The United States Constitution is about 4,500 words long - outfits like Cato and Heritage publish it in small pamphlets that can be read
in a few minutes. Nowadays, not only are the bills so gargantuan that no one
could conceivably master them and predict their consequences; each page
produces even more pages of regulations. They can’t even be lifted, much less
digested.
* My friends... I truly believe that no law which hasn't
(couldn't have been) read and understood by those voting on it can reasonably
considered valid within Constitutional constricts. More on this later...

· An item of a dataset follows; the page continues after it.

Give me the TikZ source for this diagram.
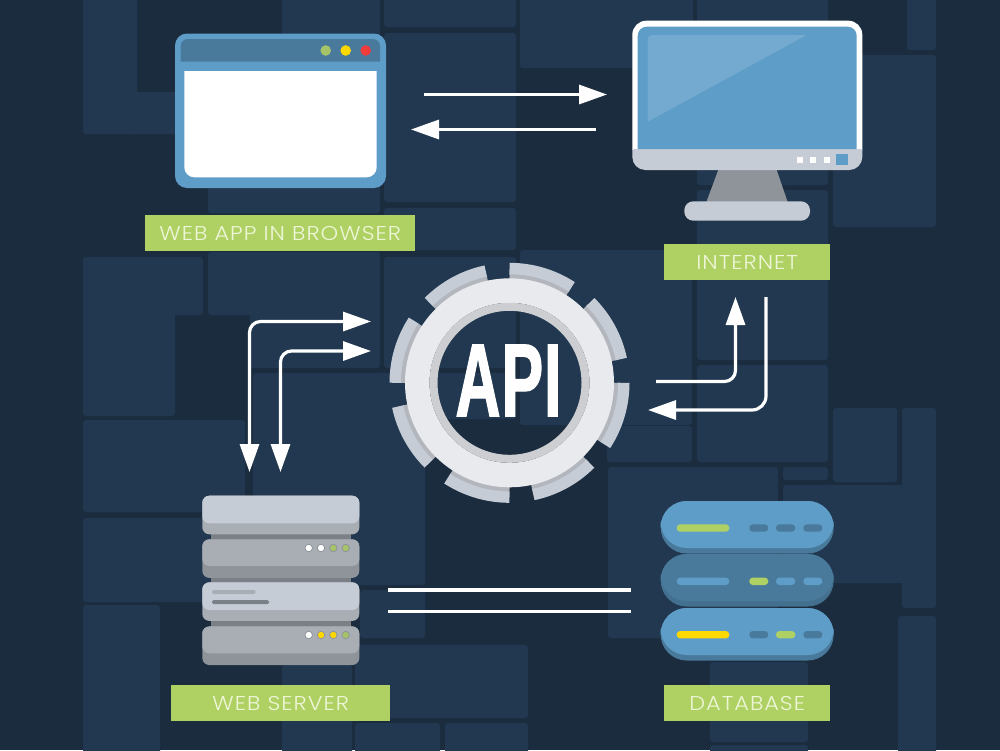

You cannot have a functioning democratic republic when
the laws are so voluminous no one can know what the law is. And that is
especially the case when (a) the rationale for passing new laws - according to
“reform” proponents like Senator Marco Rubio and Rep. Paul Ryan - is that we
don’t enforce the laws currently on the books; (b) key parts of legislation
consist of commitments to do what previously enacted law already commands; and
(c) the president, notwithstanding his oath to take care that the laws are
faithfully executed, claims the power to refrain from enforcing whatever laws
he disapproves of.
Washington has made a farce of the legislative process
and of the once proud boast that we are ”a nation of laws not men.”
In his excellent little book "A Matter of
Interpretation," Justice Antonin Scalia recalls that the Emperor Nero
would post edicts high up on the pillars — it was a pretense of having the rule
of law that barely camouflaged the reality of arbitrary and tyrannical
enforcement.
That is what we have now.
It is what happens when a government gets so big no one
any longer recognizes either the limits or why it is essential to have limits.
Whatever the merits of the legislation (and who can say
with confidence what they are?), the senate process alone is reason enough to
vote against it.
* Agreed!
The World’s greatest deliberative body? It is astounding
that any lawmaker could vote for this beast and still call himself a
conservative supporter of limited government.
** And now... back to my claim that "no law which
hasn't (couldn't have been) read and understood by those voting on it can
reasonably considered valid within Constitutional constricts."
I base this claim not only upon simple common sense and
Republican principles, but upon my reading of Article 1, Section 7 of the
Constitution of the United States, which demands:
"Every Bill which shall have passed the House of Representatives and the Senate, shall, before it become a Law, be presented to the President of the United States: If he approve he shall sign it, but if not he shall return it, with his Objections to that House in which it shall have originated, who shall enter the Objections at large on their Journal, and proceed to reconsider it. If after such Reconsideration two thirds of that House shall agree to pass the Bill, it shall be sent, together with the Objections, to the other House, by which it shall likewise be reconsidered, and if approved by two thirds of that House, it shall become a Law."
Notice the word "reconsider" as it applies to
an attempt to override a Presidential Veto.